Pourquoi ces demandes restent souvent sans réponse ? Certains détenus laissent toute leur santé en prison et, parmi eux, il y en a qui ne vivent pas longtemps après leur libération». Avocat de Djamel Ould Abbès, Farouk Ksentini affirme que son mandant est dans un «état assez inquiétant. Il a dépassé les 89 ans et traîne de nombreuses maladies qui l’obligent à rester en permanence en infirmerie sous observation médicale. Il a une condamnation définitive de 6 ans, dans le procès lié à sa gestion du département de la Solidarité. Les demandes de mise en liberté pour des raisons médicales n’ont toujours pas eu de réponse. Il risque de laisser sa vie en prison. Il est tout le temps alité et ne peut plus marcher. A son âge, il devrait être rendu à sa famille». M. Ksentini plaide pour une gestion «plus humaine» des détenus malades et âgés. Selon lui, «la loi le permet, il n’y a donc aucune objection à ce que le justiciable puisse bénéficier d’une liberté conditionnelle ou provisoire». 

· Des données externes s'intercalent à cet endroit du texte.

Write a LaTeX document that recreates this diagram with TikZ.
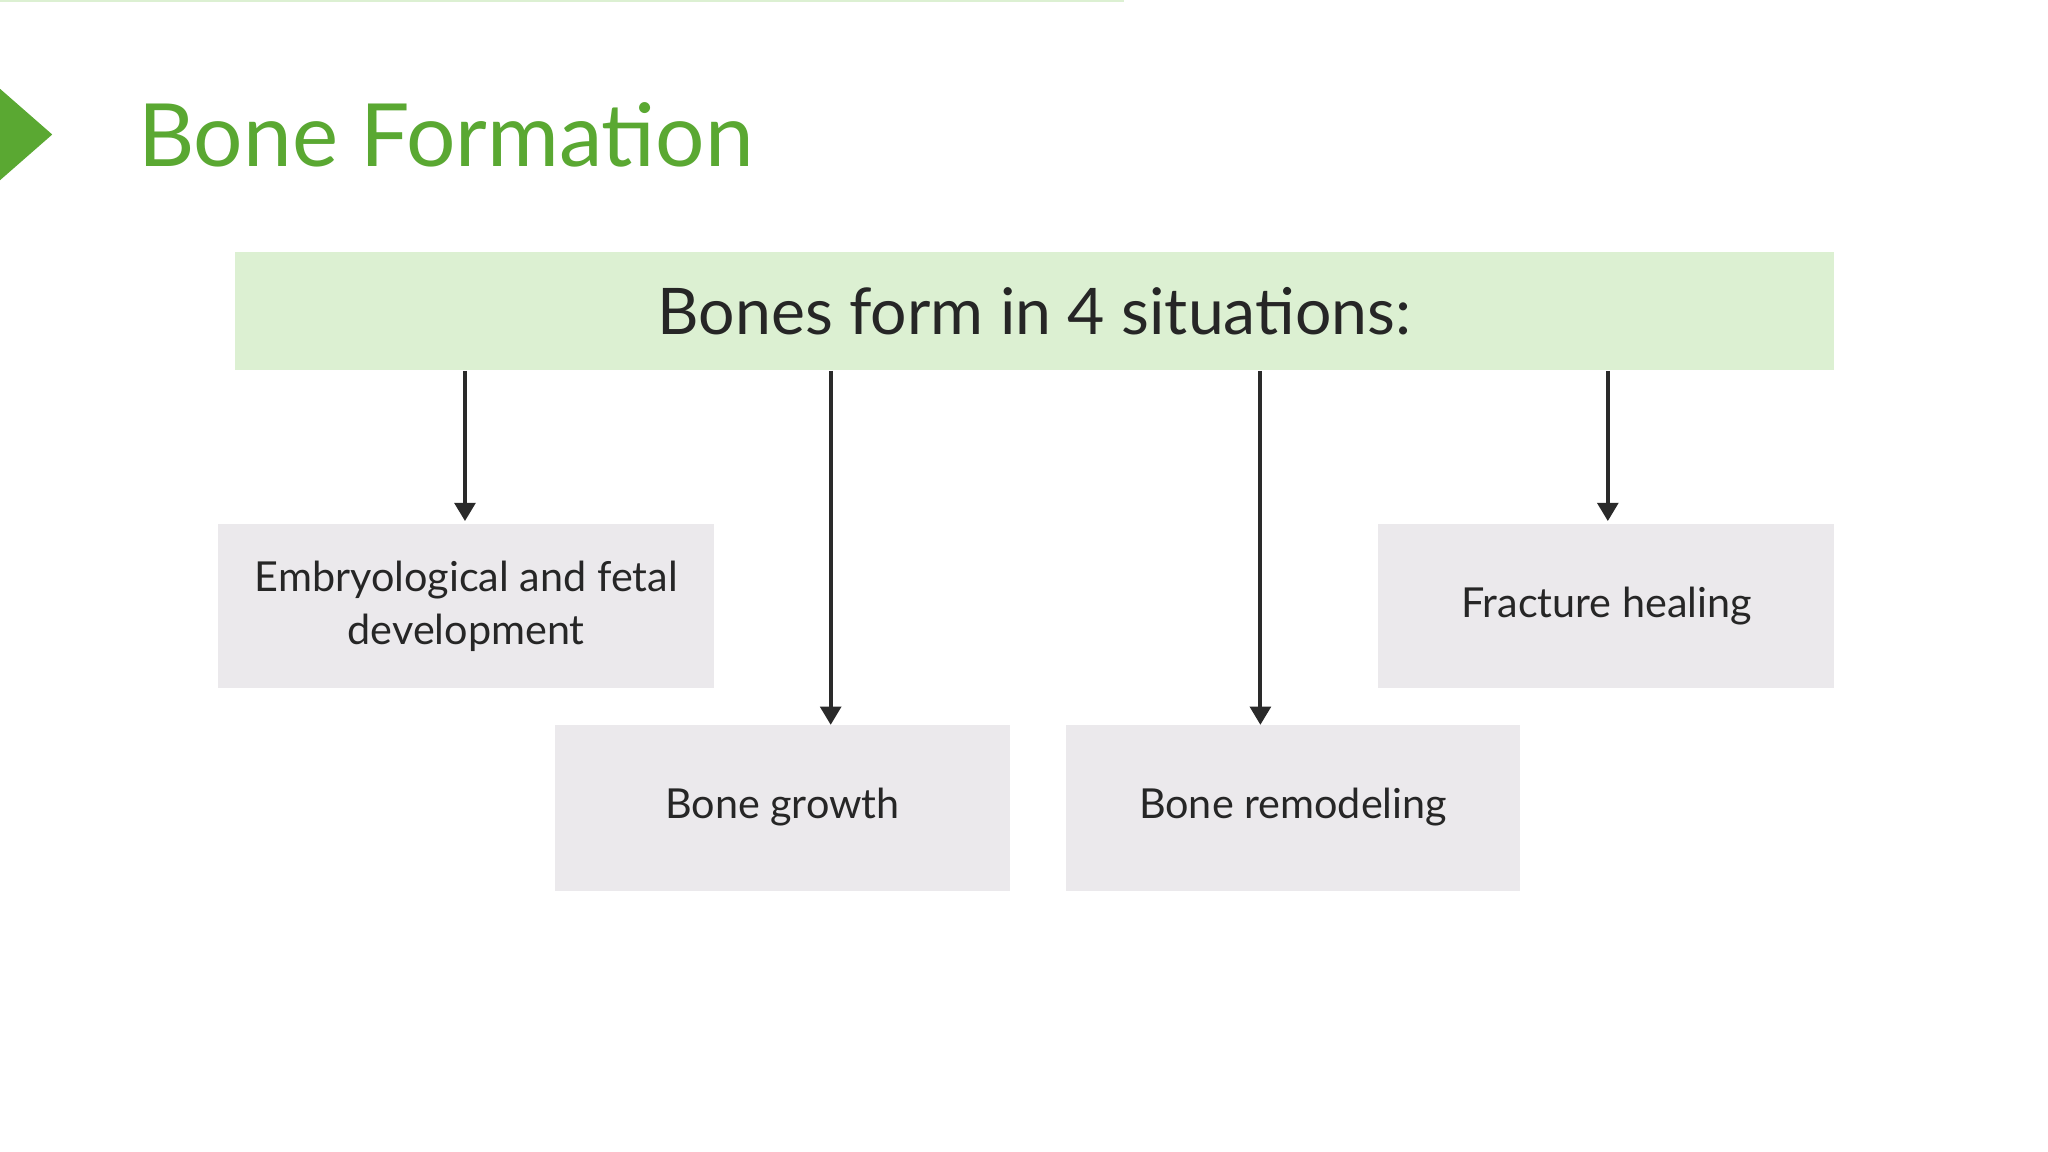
\documentclass[tikz,border=0pt]{standalone}
\usepackage{fontspec}
\setmainfont{Lato}
\usetikzlibrary{arrows.meta}
\definecolor{gr}{HTML}{5AA832}
\definecolor{lgr}{HTML}{DCF0D2}
\definecolor{bx}{HTML}{EBE9EC}
\definecolor{ar}{HTML}{2A2A2A}
\tikzset{
 sub/.style={fill=bx,draw=none,font=\fontsize{9}{11}\selectfont,text=black!85,align=center,minimum width=#1},
 conn/.style={draw=ar,line width=0.9pt,-{Triangle[length=4pt,width=4.5pt]}}
}
\begin{document}
\begin{tikzpicture}[x=0.01cm,y=-0.01cm]
\useasboundingbox[fill=white] (0,0) rectangle (1568,882);
\fill[gr] (0,68) -- (40,103) -- (0,138) -- cycle;
\node[anchor=west,text=gr,font=\fontsize{19}{22}\selectfont,inner sep=0] (title) at (105,103) {Bone Formation};
\node[fill=lgr,minimum width=1224\pgflinewidth,inner sep=0] at (0,0) {};
\path[fill=lgr] (180,193) rectangle (1404,283);
\node[font=\fontsize{14}{16}\selectfont,text=black!85] (top) at (792,238) {Bones form in 4 situations:};
\coordinate (t1) at (356,284);
\coordinate (t2) at (636,284);
\coordinate (t3) at (965,284);
\coordinate (t4) at (1231,284);
\path[fill=bx] (167,401) rectangle (547,527);
\node[font=\fontsize{9}{11.5}\selectfont,text=black!85,align=center] (e) at (357,464) {Embryological and fetal\\development};
\path[fill=bx] (1055,401) rectangle (1404,527);
\node[font=\fontsize{9}{11}\selectfont,text=black!85] (f) at (1230,464) {Fracture healing};
\path[fill=bx] (425,555) rectangle (773,682);
\node[font=\fontsize{9}{11}\selectfont,text=black!85] (g) at (599,618) {Bone growth};
\path[fill=bx] (816,555) rectangle (1164,682);
\node[font=\fontsize{9}{11}\selectfont,text=black!85] (r) at (990,618) {Bone remodeling};
\coordinate (b1) at (356,399);
\coordinate (b2) at (636,555);
\coordinate (b3) at (965,555);
\coordinate (b4) at (1231,399);
\draw[conn] (t1) -- (b1);
\draw[conn] (t2) -- (b2);
\draw[conn] (t3) -- (b3);
\draw[conn] (t4) -- (b4);
\end{tikzpicture}
\end{document}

Le défenseur de l’ancien Premier ministre Ahmed Ouyahia, incarcéré à la prison d’Abadla à Béchar, revient de son côté sur la commission chargée par l’administration pénitentiaire de statuer sur les cas de mise en liberté provisoire ou conditionnelle pour des raisons médicales. «C’est elle qui donne un avis sur les demandes après étude du dossier médical, lorsqu’il s’agit de liberté pour des raisons médicales et provisoires, mais la décision finale revient au magistrat de siège ou à celui de l’application des peines. Il y a nécessité de se pencher sur les cas des détenus malades qui nécessitent des soins particuliers qui, parfois, ne sont pas disponibles dans le secteur public, ou ceux dont l’état est irréversible.» Tous les avis se rejoignent pour interpeller les autorités judiciaires sur le maintien des détenus gravement malades en détention. La crainte de décès en milieu carcéral est omniprésente. 

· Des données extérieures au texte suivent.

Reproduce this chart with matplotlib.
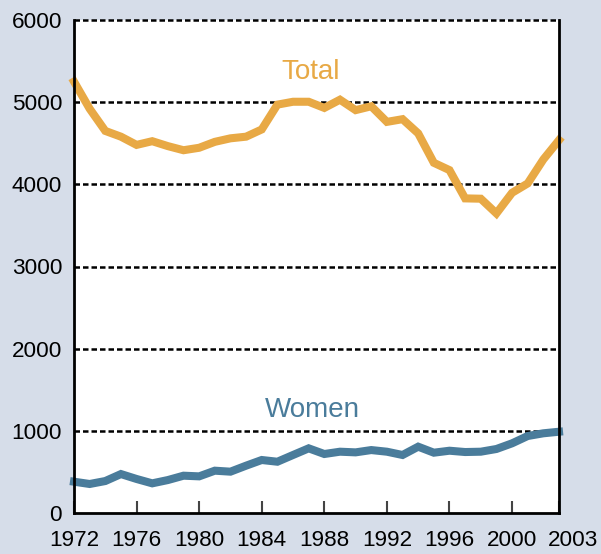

La mort de l’ancien ministre des Télécommunication Moussa Hammadi, du médecin Ali Lakhdari, trésorier de l’association Paix et solidarité (que présidait l’ex-ministre de la Solidarité, Djamel Ould Abbès), de Kamel Eddine Fekhar, sans compter celle, quelques années plus tôt, du journaliste Mohamed Tamalt et d’autres personnes enterrées anonymement ont fait tache d’huile et mis l’administration pénitentiaire et la justice dans l’embarras. Non pas parce qu’ils sont morts, mais justement parce qu’ils auraient pu bénéficier de la liberté pour des raisons médicales en raison de la dégradation de leur état de santé durant leur détention.